Sometimes the pressures of writing passionate screeds about games can make otherwise calm journalists go batty. Consider a few recent examples:
Greg Garber, ESPN.com: I didn't cry when they buried my father -- I wouldn't let myself. I didn't cry when they buried my sister. On Thursday night, with my family asleep upstairs, my eyes filled as Agassi and Marcos Baghdatis played out the fifth set of their moving second-round match.
Steven Wells, the Guardian: You want to know why American football has made me its bitch? It's because it's so relentlessly, jubilantly and definitively futuristic.

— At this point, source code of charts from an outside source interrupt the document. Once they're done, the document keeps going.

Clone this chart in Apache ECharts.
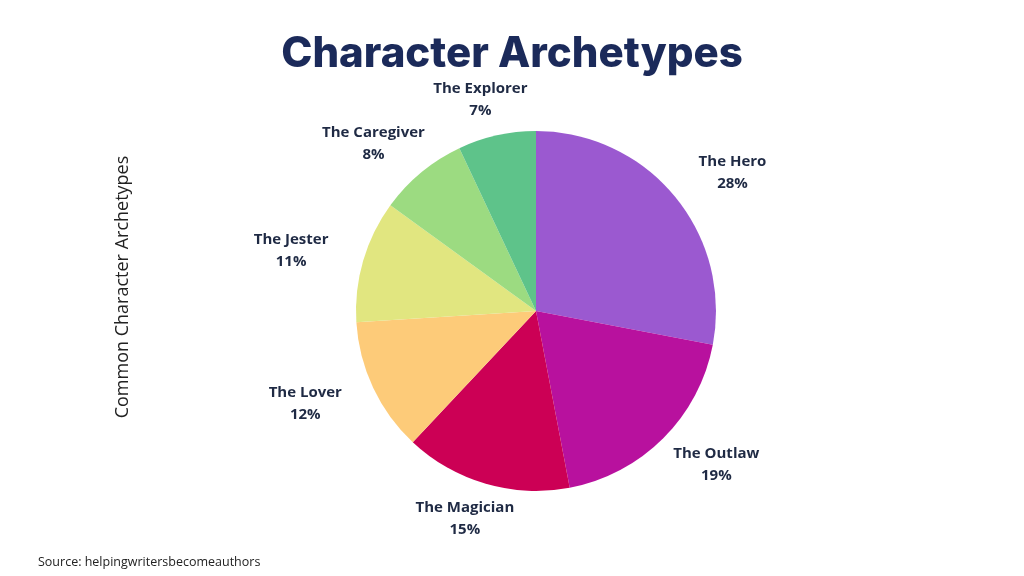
<!DOCTYPE html>
<html><head><meta charset="utf-8">
<script src="https://cdn.jsdelivr.net/npm/echarts@6/dist/echarts.min.js"></script>
<style>html,body{margin:0;padding:0;background:#fff}#c{width:1024px;height:576px}</style>
</head><body><div id="c"></div>
<script>
const categories = ["The Hero","The Outlaw","The Magician","The Lover","The Jester","The Caregiver","The Explorer"];
const values = [28,19,15,12,11,8,7];
const colors = ["#9B59D0","#B8119E","#CC0055","#FDCB79","#E1E680","#9CDB81","#5EC38A"];
const titleText = "Character Archetypes";
const sideText = "Common Character Archetypes";
const sourceText = "Source: helpingwritersbecomeauthors";

const CX = 536, CY = 311;
const chart = echarts.init(document.getElementById('c'));
const data = categories.map((n,i)=>({name:n,value:values[i],itemStyle:{color:colors[i]}}));
chart.setOption({
  animation:false,
  title:{text:titleText,left:'center',top:28,textStyle:{fontFamily:'Inter',fontWeight:800,fontSize:42,color:'#1B2A5A'}},
  graphic:[
    {type:'text',x:123,y:287,rotation:Math.PI/2,style:{text:sideText,font:'18px "Open Sans"',fill:'#222',textAlign:'center',textVerticalAlign:'middle'}},
    {type:'text',left:38,top:556,style:{text:sourceText,font:'12.5px "Open Sans"',fill:'#222'}}
  ],
  series:[
    {type:'pie',center:[CX,CY],radius:[0,180],startAngle:90,clockwise:true,silent:true,
     label:{show:false},labelLine:{show:false},data:data},
    {type:'pie',center:[CX,CY],radius:[180,324],startAngle:90,clockwise:true,silent:true,
     itemStyle:{color:'rgba(0,0,0,0)'},
     label:{show:true,position:'inside',formatter:p=>p.name+'\n'+p.value+'%',
       fontFamily:'Open Sans',fontWeight:'bold',fontSize:15,lineHeight:22,color:'#1F2A44',align:'center'},
     labelLine:{show:false},
     labelLayout:function(p){
       const r=p.labelRect;
       const cx=r.x+r.width/2, cy=r.y+r.height/2;
       return {x:CX+(cx-CX), y:CY+(cy-CY)*0.85, align:'center', verticalAlign:'middle'};
     },
     data:categories.map((n,i)=>({name:n,value:values[i]}))}
  ]
});
</script></body></html>
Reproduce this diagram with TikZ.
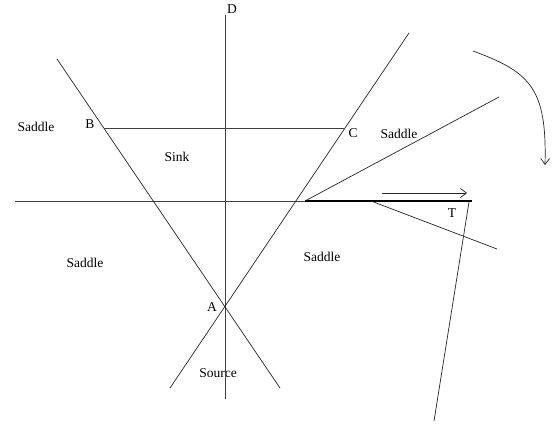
\documentclass[tikz,border=0pt]{standalone}
\usepackage{fontspec}
\setmainfont{Liberation Serif}
\usetikzlibrary{arrows.meta}

\begin{document}
\begin{tikzpicture}[
    x=1pt, y=-1pt,
    font=\fontsize{13.5}{15}\selectfont,
    line/.style={draw=black!85, line width=0.7pt},
    axis/.style={draw=black!75, line width=0.8pt},
    path/.style={draw=black, line width=2.8pt},
    arrow/.style={line, -{Straight Barb[length=6pt, width=9pt]}},
    lbl/.style={inner sep=0pt}
  ]
    \useasboundingbox[fill=white] (0,0) rectangle (552,428);

    \coordinate (dtop) at (225,15);
    \coordinate (dbot) at (225,399);
    \coordinate (left) at (15,201);
    \coordinate (kink) at (305,201);
    \coordinate (tend) at (472,201);
    \coordinate (btop) at (57,59);
    \coordinate (bbot) at (280,388);
    \coordinate (ctop) at (409,33);
    \coordinate (cbot) at (170,388);
    \coordinate (bpt) at (104,128);
    \coordinate (cpt) at (344,128);
    \coordinate (rayup) at (499,97);
    \coordinate (raystart) at (371,201);
    \coordinate (raydown) at (497,249);
    \coordinate (ttop) at (469,202);
    \coordinate (tbot) at (434,421);
    \coordinate (flowa) at (382,193);
    \coordinate (flowb) at (467,193);
    \coordinate (turna) at (473,51);
    \coordinate (turnb) at (545,165);

    \node[lbl] (dlabel) at (232,9) {D};
    \node[lbl] (blabel) at (90,124) {B};
    \node[lbl] (clabel) at (353,133) {C};
    \node[lbl] (alabel) at (212,307) {A};
    \node[lbl] (tlabel) at (452,213) {T};
    \node[lbl] (saddlenw) at (36,127) {Saddle};
    \node[lbl] (sink) at (177,157) {Sink};
    \node[lbl] (saddlene) at (399,134) {Saddle};
    \node[lbl] (saddlesw) at (85,263) {Saddle};
    \node[lbl] (saddlese) at (322,257) {Saddle};
    \node[lbl] (source) at (218,373) {Source};

    \draw[axis] (dtop) -- (dbot);
    \draw[axis] (left) -- (kink);
    \draw[path] (kink) -- (tend);
    \draw[line] (btop) -- (bbot);
    \draw[line] (ctop) -- (cbot);
    \draw[axis] (bpt) -- (cpt);
    \draw[line] (kink) -- (rayup);
    \draw[line] (raystart) -- (raydown);
    \draw[line] (ttop) -- (tbot);
    \draw[arrow] (flowa) -- (flowb);
    \draw[arrow] (turna) .. controls (530,72) and (547,88) .. (545,165);
  \end{tikzpicture}
\end{document}
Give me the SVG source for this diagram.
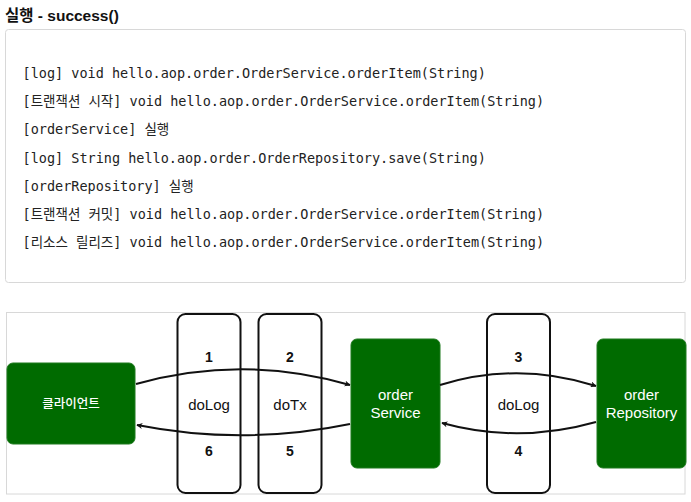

Baseball is a boring old fart wallowing in nostalgia. Football runs around like a ADD-afflicted special-needs kid with the key to the drug cupboard, wearing tights, a cape and goggles, screaming gleefully as he pretends to be a superhero-astronaut.
Bill Livingston, Cleveland Plain Dealer: A few years later, I was sitting next to him [Tony Kornheiser] before a news conference began at a Florida State vs. Nebraska Orange Bowl. I said Nebraska wasn't the same bunch of plowboys as in the past because it had begun recruiting "speed," which is a code word for black athletes.
Peter King, SI.com: That isn't to say I don't think they're [the Falcons are] not a very good team.